**Problem to work on**
Set down all of the data that follows word for word, without the images.

**Material provided**
================================

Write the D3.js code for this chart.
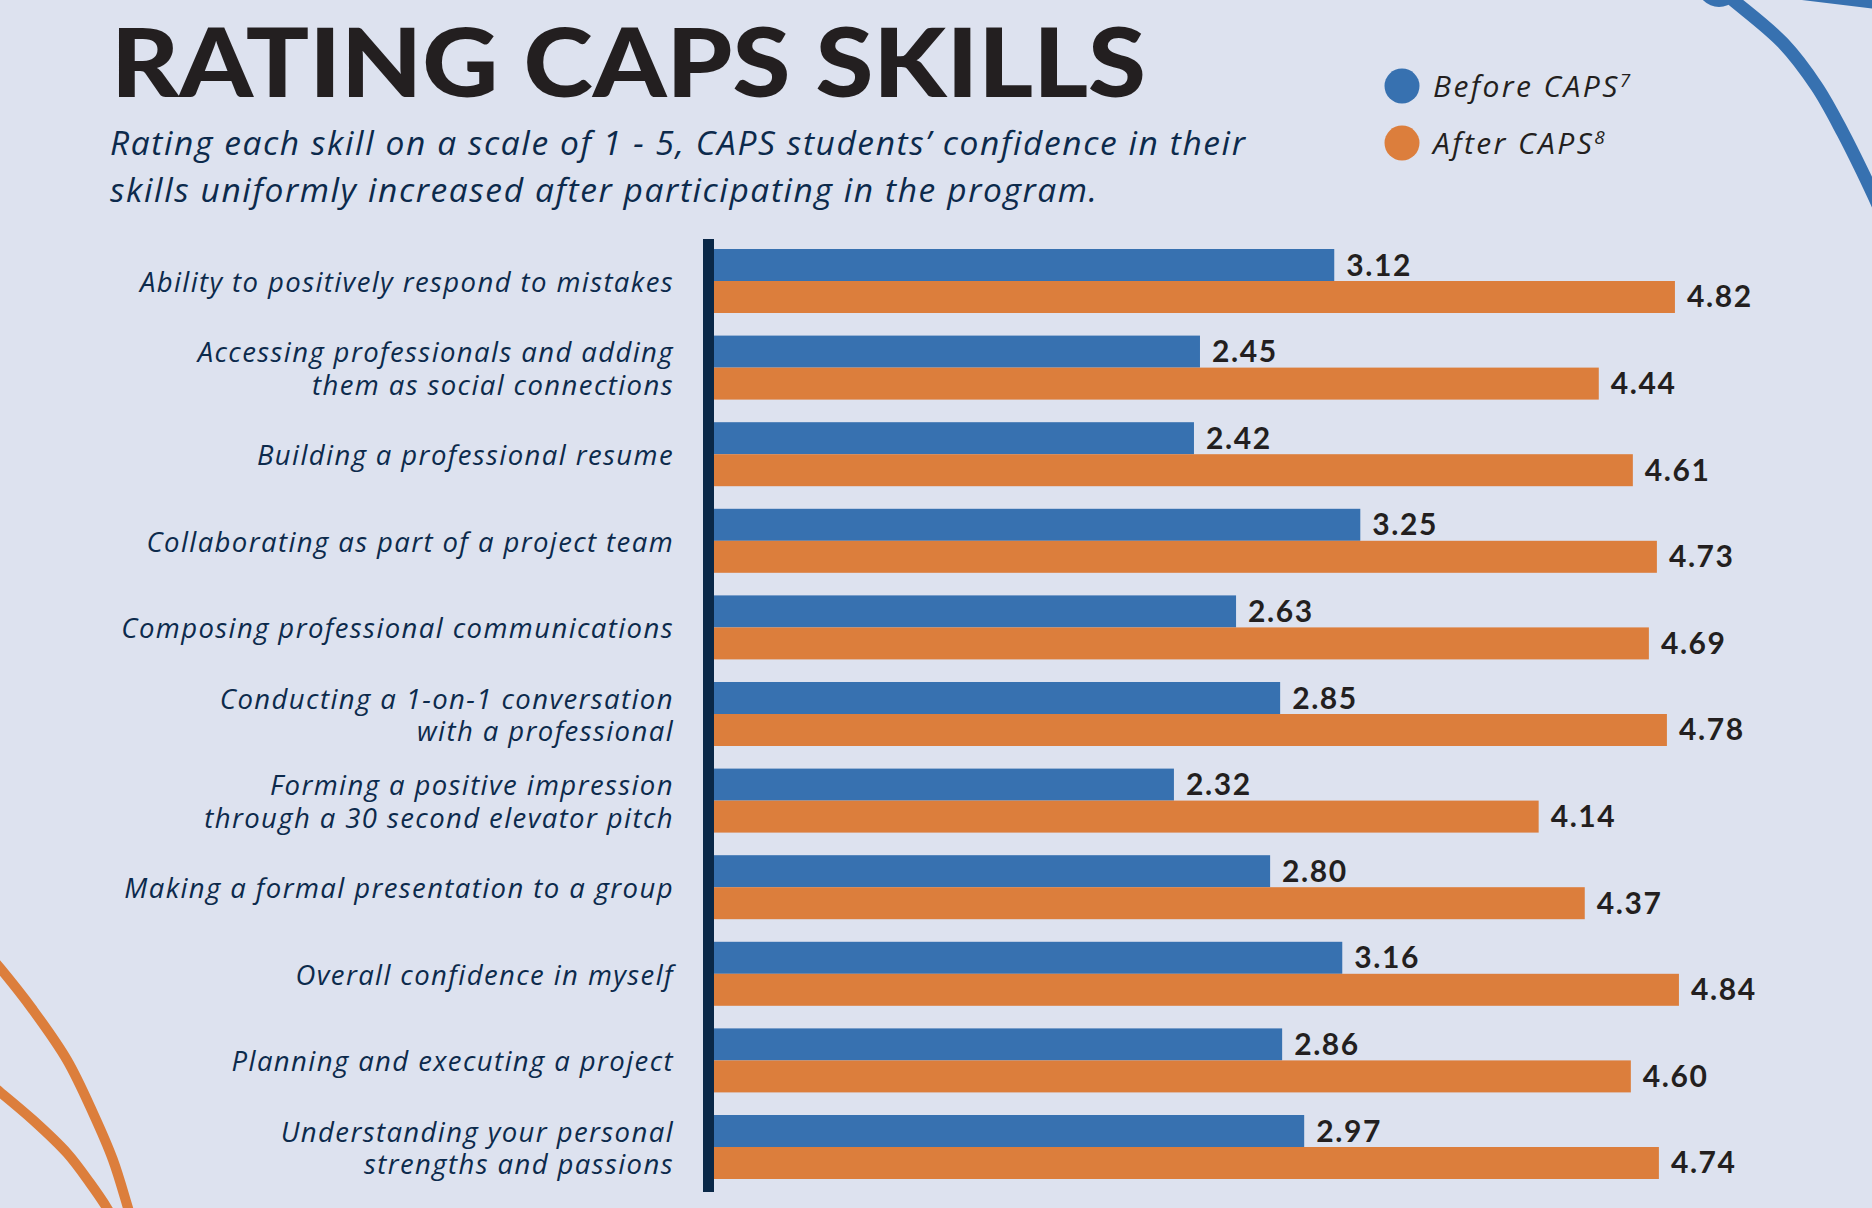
<!DOCTYPE html>
<html>
<head>
<meta charset="utf-8">
<script src="https://cdn.jsdelivr.net/npm/d3@7"></script>
<style>
  html, body { margin: 0; padding: 0; background: #dde2ef; }
  svg { display: block; }
</style>
</head>
<body>
<svg id="chart" width="1872" height="1208"></svg>
<script>
// chart data
let categories = [
    "Ability to positively respond to mistakes",
    "Accessing professionals and adding\nthem as social connections",
    "Building a professional resume",
    "Collaborating as part of a project team",
    "Composing professional communications",
    "Conducting a 1-on-1 conversation\nwith a professional",
    "Forming a positive impression\nthrough a 30 second elevator pitch",
    "Making a formal presentation to a group",
    "Overall confidence in myself",
    "Planning and executing a project",
    "Understanding your personal\nstrengths and passions"
];
let beforeValues = [3.12, 2.45, 2.42, 3.25, 2.63, 2.85, 2.32, 2.80, 3.16, 2.86, 2.97];
let afterValues  = [4.82, 4.44, 4.61, 4.73, 4.69, 4.78, 4.14, 4.37, 4.84, 4.60, 4.74];
let seriesNames = ["Before CAPS", "After CAPS"];
let seriesNotes = ["7", "8"];
let colors = ["#3771b0", "#dc7e3c"];

let svg = d3.select("#chart");
let navy = "#0c2a4c";
let ink = "#231f20";
let italicFont = "'Open Sans'";

// background
svg.append("rect").attr("width", 1872).attr("height", 1208).attr("fill", "#dde2ef");

// decorative arcs
let deco = d3.line().curve(d3.curveCatmullRom);
svg.append("path")
    .attr("d", deco([[-20,945],[0,968],[33,1010],[67,1060],[93,1113],[113,1160],[128,1208],[136,1235]]))
    .attr("fill", "none").attr("stroke", colors[1]).attr("stroke-width", 10);
svg.append("path")
    .attr("d", deco([[-20,1076],[0,1092],[33,1120],[67,1153],[90,1183],[107,1208],[118,1228]]))
    .attr("fill", "none").attr("stroke", colors[1]).attr("stroke-width", 10);
svg.append("path")
    .attr("d", deco([[1715,-15],[1733,0],[1783,43],[1817,87],[1843,133],[1863,173],[1878,205]]))
    .attr("fill", "none").attr("stroke", colors[0]).attr("stroke-width", 13);
svg.append("circle").attr("cx", 1719).attr("cy", -15).attr("r", 22).attr("fill", colors[0]);
svg.append("path")
    .attr("d", "M1790,-8 L1880,3")
    .attr("fill", "none").attr("stroke", colors[0]).attr("stroke-width", 13);

// title + subtitle
svg.append("text")
    .attr("x", 111).attr("y", 97)
    .attr("font-family", "Lato").attr("font-weight", 900).attr("font-size", 95)
    .attr("fill", ink)
    .attr("textLength", 1035).attr("lengthAdjust", "spacingAndGlyphs")
    .text("RATING CAPS SKILLS");

let subtitle = [
    "Rating each skill on a scale of 1 - 5, CAPS students’ confidence in their",
    "skills uniformly increased after participating in the program."
];
svg.append("g").selectAll("text")
    .data(subtitle)
    .enter()
    .append("text")
    .attr("x", 110)
    .attr("y", (d, i) => 155 + i * 47)
    .attr("font-family", italicFont).attr("font-style", "italic").attr("font-weight", 500)
    .attr("font-size", 33.5).attr("letter-spacing", 1.6)
    .attr("fill", navy)
    .text(d => d);

// legend
let legend = svg.append("g").selectAll("g")
    .data(seriesNames)
    .enter()
    .append("g")
    .attr("transform", (d, i) => "translate(1402," + (86 + i * 57) + ")");
legend.append("circle").attr("r", 17.5).attr("fill", (d, i) => colors[i]);
let lt = legend.append("text")
    .attr("x", 31).attr("y", 10.5)
    .attr("font-family", italicFont).attr("font-style", "italic").attr("font-size", 30)
    .attr("letter-spacing", 2.4)
    .attr("fill", ink);
lt.append("tspan").text(d => d);
lt.append("tspan").attr("font-size", 19).attr("dy", -10).text((d, i) => seriesNotes[i]);

// scales
let xScale = d3.scaleLinear().domain([0, 5]).range([709, 1711]);
let yScale = d3.scaleBand().domain(categories).range([249, 1179]).paddingInner(0.261).paddingOuter(0);
let subScale = d3.scaleBand().domain([0, 1]).range([0, yScale.bandwidth()]);

let rows = categories.map((c, i) => ({ cat: c, vals: [beforeValues[i], afterValues[i]] }));

let groups = svg.append("g").selectAll("g")
    .data(rows)
    .enter()
    .append("g")
    .attr("transform", d => "translate(0," + yScale(d.cat) + ")");

groups.selectAll("rect")
    .data(d => d.vals)
    .enter()
    .append("rect")
    .attr("x", xScale(0))
    .attr("y", (d, i) => subScale(i))
    .attr("width", d => xScale(d) - xScale(0))
    .attr("height", subScale.bandwidth())
    .attr("fill", (d, i) => colors[i]);

groups.selectAll(".val")
    .data(d => d.vals)
    .enter()
    .append("text")
    .attr("class", "val")
    .attr("x", d => xScale(d) + 12)
    .attr("y", (d, i) => subScale(i) + subScale.bandwidth() / 2 + 10.5)
    .attr("font-family", "Lato").attr("font-weight", 700).attr("font-size", 30)
    .attr("letter-spacing", 1.6)
    .attr("fill", ink)
    .text(d => d.toFixed(2));

// category labels
let labels = groups.append("text")
    .attr("text-anchor", "end")
    .attr("font-family", italicFont).attr("font-style", "italic").attr("font-size", 27.5)
    .attr("letter-spacing", 1.4)
    .attr("fill", navy);
labels.selectAll("tspan")
    .data(d => d.cat.split("\n"))
    .enter()
    .append("tspan")
    .attr("x", 674)
    .attr("y", (d, i, n) => yScale.bandwidth() / 2 + 11 + (i - (n.length - 1) / 2) * 32.3)
    .text(d => d);

// axis line
svg.append("line")
    .attr("x1", 708.5).attr("x2", 708.5)
    .attr("y1", yScale.range()[0] - 10).attr("y2", yScale.range()[1] + 13)
    .attr("stroke", "#0a2848").attr("stroke-width", 11);
</script>
</body>
</html>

================================

**Result below**
Write the D3.js code for this chart.
<!DOCTYPE html>
<html>
<head>
<meta charset="utf-8">
<script src="https://cdn.jsdelivr.net/npm/d3@7"></script>
<style>
  html, body { margin: 0; padding: 0; background: #dde2ef; }
  svg { display: block; }
</style>
</head>
<body>
<svg id="chart" width="1872" height="1208"></svg>
<script>
// chart data
let categories = [
    "Ability to positively respond to mistakes",
    "Accessing professionals and adding\nthem as social connections",
    "Building a professional resume",
    "Collaborating as part of a project team",
    "Composing professional communications",
    "Conducting a 1-on-1 conversation\nwith a professional",
    "Forming a positive impression\nthrough a 30 second elevator pitch",
    "Making a formal presentation to a group",
    "Overall confidence in myself",
    "Planning and executing a project",
    "Understanding your personal\nstrengths and passions"
];
let beforeValues = [3.12, 2.45, 2.42, 3.25, 2.63, 2.85, 2.32, 2.80, 3.16, 2.86, 2.97];
let afterValues  = [4.82, 4.44, 4.61, 4.73, 4.69, 4.78, 4.14, 4.37, 4.84, 4.60, 4.74];
let seriesNames = ["Before CAPS", "After CAPS"];
let seriesNotes = ["7", "8"];
let colors = ["#3771b0", "#dc7e3c"];

let svg = d3.select("#chart");
let navy = "#0c2a4c";
let ink = "#231f20";
let italicFont = "'Open Sans'";

// background
svg.append("rect").attr("width", 1872).attr("height", 1208).attr("fill", "#dde2ef");

// decorative arcs
let deco = d3.line().curve(d3.curveCatmullRom);
svg.append("path")
    .attr("d", deco([[-20,945],[0,968],[33,1010],[67,1060],[93,1113],[113,1160],[128,1208],[136,1235]]))
    .attr("fill", "none").attr("stroke", colors[1]).attr("stroke-width", 10);
svg.append("path")
    .attr("d", deco([[-20,1076],[0,1092],[33,1120],[67,1153],[90,1183],[107,1208],[118,1228]]))
    .attr("fill", "none").attr("stroke", colors[1]).attr("stroke-width", 10);
svg.append("path")
    .attr("d", deco([[1715,-15],[1733,0],[1783,43],[1817,87],[1843,133],[1863,173],[1878,205]]))
    .attr("fill", "none").attr("stroke", colors[0]).attr("stroke-width", 13);
svg.append("circle").attr("cx", 1719).attr("cy", -15).attr("r", 22).attr("fill", colors[0]);
svg.append("path")
    .attr("d", "M1790,-8 L1880,3")
    .attr("fill", "none").attr("stroke", colors[0]).attr("stroke-width", 13);

// title + subtitle
svg.append("text")
    .attr("x", 111).attr("y", 97)
    .attr("font-family", "Lato").attr("font-weight", 900).attr("font-size", 95)
    .attr("fill", ink)
    .attr("textLength", 1035).attr("lengthAdjust", "spacingAndGlyphs")
    .text("RATING CAPS SKILLS");

let subtitle = [
    "Rating each skill on a scale of 1 - 5, CAPS students’ confidence in their",
    "skills uniformly increased after participating in the program."
];
svg.append("g").selectAll("text")
    .data(subtitle)
    .enter()
    .append("text")
    .attr("x", 110)
    .attr("y", (d, i) => 155 + i * 47)
    .attr("font-family", italicFont).attr("font-style", "italic").attr("font-weight", 500)
    .attr("font-size", 33.5).attr("letter-spacing", 1.6)
    .attr("fill", navy)
    .text(d => d);

// legend
let legend = svg.append("g").selectAll("g")
    .data(seriesNames)
    .enter()
    .append("g")
    .attr("transform", (d, i) => "translate(1402," + (86 + i * 57) + ")");
legend.append("circle").attr("r", 17.5).attr("fill", (d, i) => colors[i]);
let lt = legend.append("text")
    .attr("x", 31).attr("y", 10.5)
    .attr("font-family", italicFont).attr("font-style", "italic").attr("font-size", 30)
    .attr("letter-spacing", 2.4)
    .attr("fill", ink);
lt.append("tspan").text(d => d);
lt.append("tspan").attr("font-size", 19).attr("dy", -10).text((d, i) => seriesNotes[i]);

// scales
let xScale = d3.scaleLinear().domain([0, 5]).range([709, 1711]);
let yScale = d3.scaleBand().domain(categories).range([249, 1179]).paddingInner(0.261).paddingOuter(0);
let subScale = d3.scaleBand().domain([0, 1]).range([0, yScale.bandwidth()]);

let rows = categories.map((c, i) => ({ cat: c, vals: [beforeValues[i], afterValues[i]] }));

let groups = svg.append("g").selectAll("g")
    .data(rows)
    .enter()
    .append("g")
    .attr("transform", d => "translate(0," + yScale(d.cat) + ")");

groups.selectAll("rect")
    .data(d => d.vals)
    .enter()
    .append("rect")
    .attr("x", xScale(0))
    .attr("y", (d, i) => subScale(i))
    .attr("width", d => xScale(d) - xScale(0))
    .attr("height", subScale.bandwidth())
    .attr("fill", (d, i) => colors[i]);

groups.selectAll(".val")
    .data(d => d.vals)
    .enter()
    .append("text")
    .attr("class", "val")
    .attr("x", d => xScale(d) + 12)
    .attr("y", (d, i) => subScale(i) + subScale.bandwidth() / 2 + 10.5)
    .attr("font-family", "Lato").attr("font-weight", 700).attr("font-size", 30)
    .attr("letter-spacing", 1.6)
    .attr("fill", ink)
    .text(d => d.toFixed(2));

// category labels
let labels = groups.append("text")
    .attr("text-anchor", "end")
    .attr("font-family", italicFont).attr("font-style", "italic").attr("font-size", 27.5)
    .attr("letter-spacing", 1.4)
    .attr("fill", navy);
labels.selectAll("tspan")
    .data(d => d.cat.split("\n"))
    .enter()
    .append("tspan")
    .attr("x", 674)
    .attr("y", (d, i, n) => yScale.bandwidth() / 2 + 11 + (i - (n.length - 1) / 2) * 32.3)
    .text(d => d);

// axis line
svg.append("line")
    .attr("x1", 708.5).attr("x2", 708.5)
    .attr("y1", yScale.range()[0] - 10).attr("y2", yScale.range()[1] + 13)
    .attr("stroke", "#0a2848").attr("stroke-width", 11);
</script>
</body>
</html>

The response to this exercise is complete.